AT&T is firing back against a series of newspaper reports that suggest the telecommunications giant knew that a vast amount of its underground and underwater transmission lines contained dangerous lead shielding.
In a new court filing made public this week, AT&T said around 200,000 miles of its copper-based transmission lines contain the problematic lead coating, which represents less than 10 percent of the 2 million miles of underground and underwater cable used by the company.
The disclosure was made as part of an ongoing court case involving AT&T subsidiary Pacific Bell and the California Sportfishing Protection Alliance (CSPA), which sued the telecom in 2021 over contaminated cables that run under the water of Lake Tahoe. (Pacific Bell was acquired by SBC Communications in 1997, and adopted the AT&T brand after SBC acquired AT&T in 2005.)
AT&T settled the lawsuit that same year, agreeing to spend upwards of $1.5 million to remove the problematic cable at Lake Tahoe, which runs around eight miles long. The settlement was signed off by a federal judge that November.

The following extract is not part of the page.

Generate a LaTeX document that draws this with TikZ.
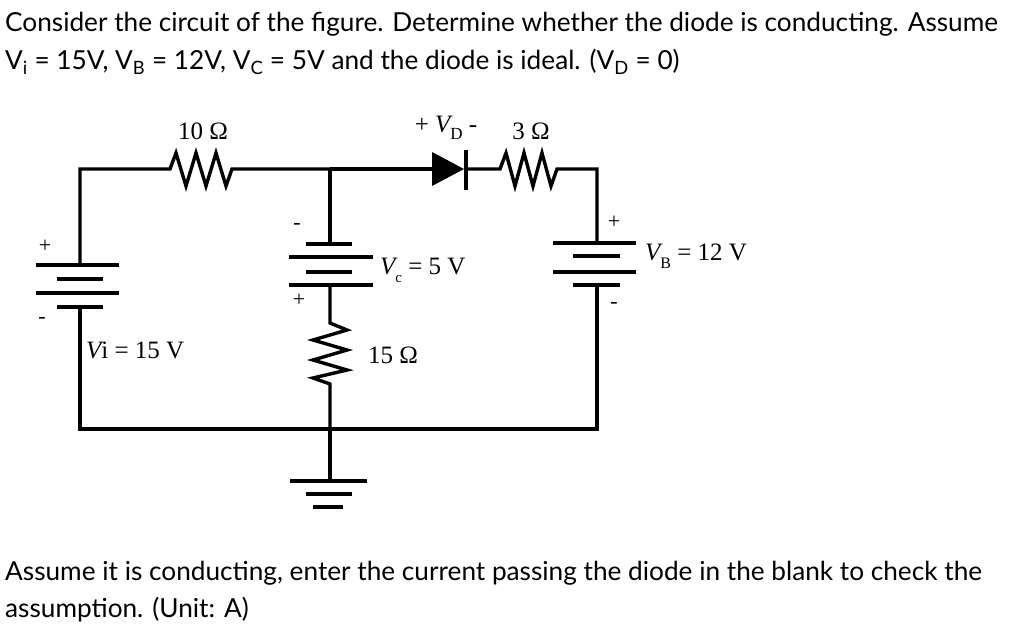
\documentclass[tikz,border=0pt]{standalone}
\usepackage{fontspec}
\setmainfont{Lato}
\newfontfamily\tms{Liberation Serif}
\begin{document}
\begin{tikzpicture}[x=1pt,y=-1pt,
  w/.style={line width=3.4pt,line cap=butt,line join=miter},
  txt/.style={font=\fontsize{26.2}{30}\selectfont,anchor=west,inner sep=0},
  lab/.style={font=\tms\fontsize{25}{30}\selectfont,inner sep=0},
  sg/.style={font=\tms\fontsize{22}{26}\selectfont,inner sep=0}]
\useasboundingbox (0,0) rectangle (1024,637);
\fill[white] (0,0) rectangle (1024,637);
% text
\node[txt] (t1) at (5,24) {Consider the circuit of the figure. Determine whether the diode is conducting. Assume};
\node[txt] (t2) at (5,62) {V\textsubscript{i} = 15V, V\textsubscript{B} = 12V, V\textsubscript{C} = 5V and the diode is ideal. (V\textsubscript{D} = 0)};
\node[txt] (t3) at (5,573) {Assume it is conducting, enter the current passing the diode in the blank to check the};
\node[txt] (t4) at (5,610) {assumption. (Unit: A)};
% coordinates
\coordinate (TL) at (80,169); \coordinate (BL) at (80,429);
\coordinate (TM) at (330,169); \coordinate (BM) at (330,429);
\coordinate (TR) at (597,169); \coordinate (BR) at (597,429);
% left branch with battery Vi
\draw[w] (80,265) -- (TL) -- (170,169)
  -- (176,153) -- (186,186) -- (196,153) -- (206,186) -- (216,153) -- (226,186) -- (232,169) -- (TM);
\draw[w] (36,265) -- (119,265) (57,279) -- (103,279) (36,293) -- (119,293) (57,307) -- (103,307);
\draw[w] (80,307) -- (BL) -- (BM) -- (BR) -- (597,285);
% middle branch
\draw[w] (TM) -- (330,244);
\draw[w] (306,244) -- (352,244) (289,257) -- (373,257) (306,272) -- (352,272) (289,285) -- (373,285);
\draw[w] (330,285) -- (330,323) -- (347,330) -- (313,340) -- (347,350) -- (313,360) -- (347,370) -- (313,378) -- (330,384) -- (BM);
\draw[w] (BM) -- (330,481);
\draw[w] (290,481) -- (367,481) (306,494) -- (352,494) (313,507) -- (343,507);
% diode and 3 ohm
\draw[w] (TM) -- (432,169);
\fill (432,152) -- (464,169) -- (432,186) -- cycle;
\draw[w] (466,150) -- (466,190);
\draw[w] (466,169) -- (500,169) -- (506,153) -- (515,186) -- (524,153) -- (533,186) -- (542,153) -- (551,186) -- (557,169) -- (TR) -- (597,243);
\draw[w] (553,243) -- (636,243) (573,256) -- (620,256) (553,272) -- (636,272) (573,285) -- (620,285);
% labels
\node[lab] (l1) at (203,131) {10 Ω};
\node[lab] (l2) at (531,131) {3 Ω};
\node[lab] (l3) at (446,128) {+ {\itshape V}\raisebox{-0.6ex}{\fontsize{17}{20}\selectfont D} -};
\node[lab,anchor=west] (l4) at (86,350) {{\itshape V}i = 15 V};
\node[lab,anchor=west] (l5) at (380,270) {{\itshape V}\raisebox{-0.7ex}{\fontsize{15}{18}\selectfont c} = 5 V};
\node[lab,anchor=west] (l6) at (368,355) {15 Ω};
\node[lab,anchor=west] (l7) at (645,256) {{\itshape V}\raisebox{-0.7ex}{\fontsize{16}{18}\selectfont B} = 12 V};
\node[sg] at (45,246) {+}; \node[sg] at (42,320) {-};
\node[sg] at (297,226) {-}; \node[sg] at (299,300) {+};
\node[sg] at (614,222) {+}; \node[sg] at (614,305) {-};
\end{tikzpicture}
\end{document}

Earlier this month, the Wall Street Journal published an extensive investigation into AT&T underground and underwater cables, including the transmission line in Lake Tahoe, with its journalists taking the position that the telecom knew its lead-covered lines had the potential to contaminate public areas. Among other things, the Journal contracted scuba divers to take samples from underwater transmission lines at Lake Tahoe and elsewhere.
AT&T said the Journal’s sampling of its transmission lines is flawed, and argues that the newspaper’s use of the same dive team relied upon by the CSPA amounts to a conflict of interest. It restated those claims in a federal court filing on Tuesday, in which it claimed to have notified the CSPA with its position on why the Journal’s reporting is wrong.
“Although AT&T has not been provided with the complete test results [taken by the Journal], the information reported by the Journal differs dramatically from the expert testing commissioned by AT&T,” attorneys for the telecom said in the filing. “Under the circumstances, AT&T submits the responsible course of action is to develop a further record rather than remove the Lake Tahoe cables, and work cooperatively with regulators and other stakeholders on a risk assessment.”
The Journal’s reporting has had a significant impact on the share prices of telecom industry stocks, with AT&T and peers seeing sharp declines over the last few days. Some of the cables initially laid by AT&T decades ago are now owned by Verizon, Lumen Technologies and other companies following the federal government’s break-up of AT&T into regional holding companies in the late-1980s.
Shares in AT&T, Verizon, Lumen and Frontier have lost a combined $18 billion in market capitalization since the Journal’s first story on the issue was published July 9, the newspaper reported, citing research from a pair of analysts with MoffettNathanson.
Officials at AT&T say they want the U.S. Environmental Protection Agency (EPA) to examine the issue of its lead-covered cables. The EPA has the authority to compel a private company like AT&T to address environmental contamination, but has not yet done so. If it does, some financial analysts believe it could cost AT&T a lot of money.
“AT&T is telling us that the total exposure is 200,000 route-miles or less,” Frank Louthan, a financial analyst with Raymond James who specializes in the telecom industry, wrote in a note to clients this week. “If it is determined that it all must be removed, we estimate the risk to $T is something in the neighborhood of $84 million per year.”